Dans son travail doctoral récemment soutenu consacré au rapport que les jeunes diplômés ont à leur entreprise, Thomas Simon distingue les fidèles des déserteurs en quatre idéaux-types :
- Parmi les fidèles, qui sont à leur place en entreprise et qui s’y trouvent bien, il différencie toutefois les Médiniens, habitants de la Médina donc, qui sont pleinement heureux là où ils sont, des Sahéliens qui habitent quant à eux je cite « une zone-tampon qui annonce le grand désert, où la végétation et les ressources se raréfient » (p. 176), et qui se surprennent à entrevoir les limites de leurs activités professionnelles, même s’ils en goûtent les avantages et la sécurité.
- D’un autre côté, il y aurait les déserteurs, avec les Sahariens qui sont la proie de doutes existentiels et professionnels profonds, et avec les oasiens, habitants de l’oasis donc, qui ont laissé leur place pour changer de vie. Contrôleur de gestion et marketers devenus peintres en décor, artisans glaciers ou gemmologues. Ils mobilisent leurs compétences gestionnaires à des fins plus subjectives. Ce sont, pour utiliser les termes de Thomas Simon, des « jeunes diplômés qui après avoir affronté l’aridité du désert sont parvenus à trouver un refuge dans une activité qui leur convient (et) qui fait sens pour eux » (p. 176).
On voit bien que l’assignation à une place précise et inamovible, souhaitée par beaucoup de cadres dans la génération antérieure qui ont fait toute leur carrière dans la même organisation, n’a pas forcément la préférence des jeunes diplômés, loin s’en faut. Comme s’ils pressentaient que la place qu’ils recherchent se trouvaient dans le déplacement même, dans le changement, dans un processus de modification permanente leur permettant d’accéder à eux-mêmes, à leurs désirs de réalisation, d’estime et d’actualisation.

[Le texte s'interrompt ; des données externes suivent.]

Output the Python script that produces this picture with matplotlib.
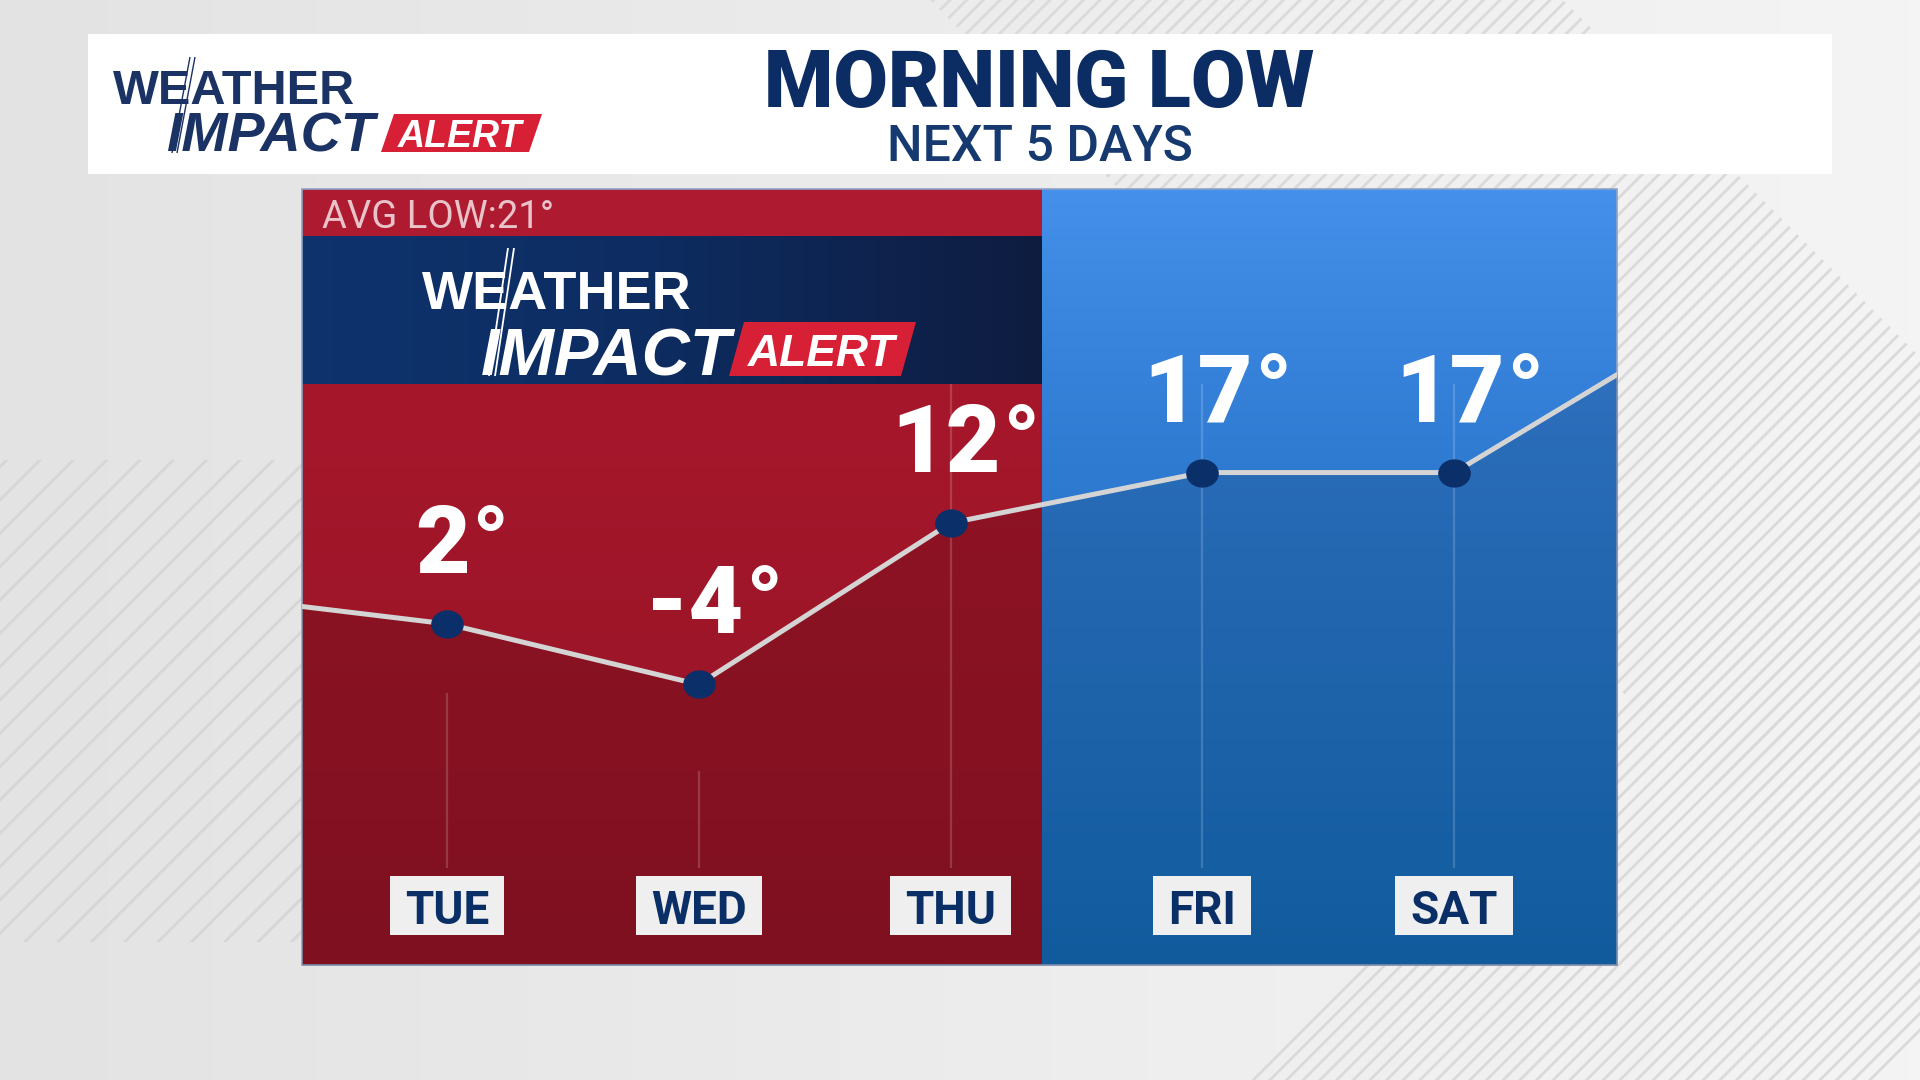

Ne serait-ce pas là au fond le prix même de la liberté, une manière de ne pas trop dépendre de leurs « milieux naturels » ? Descartes lui-même, qui vivait entre la France et la Suède, n’en disconviendrait pas. Il écrivait à la Grande Catherine ceci : « Me tenant comme je fais, un pied dans un pays, et l'autre en un autre, je trouve ma condition très heureuse, en ce qu'elle est libre » (p. 218).
Etre à sa place ne serait donc rien d’autre qu’un processus dynamique, fait d’excursions et d’incursions, où nous tentons d’échapper au poids du déterminisme mais sans savoir exactement la situation qui nous attend à la fin. Il arrive même, par chance, « que l’on soit délogé d'une place qu'on croyait occuper par choix » (p. 83). Il arrive aussi, tel que le rappelle la philologue Barbara Cassin évoquant Ulysse et son Odyssée, qu’un tel voyage ne soit rien d’autre qu’un long crochet qui ne fasse que nous ramener, à la fin des fins, à ce que nous étions déjà, au point d’origine. C’est-à-dire, à nous-mêmes.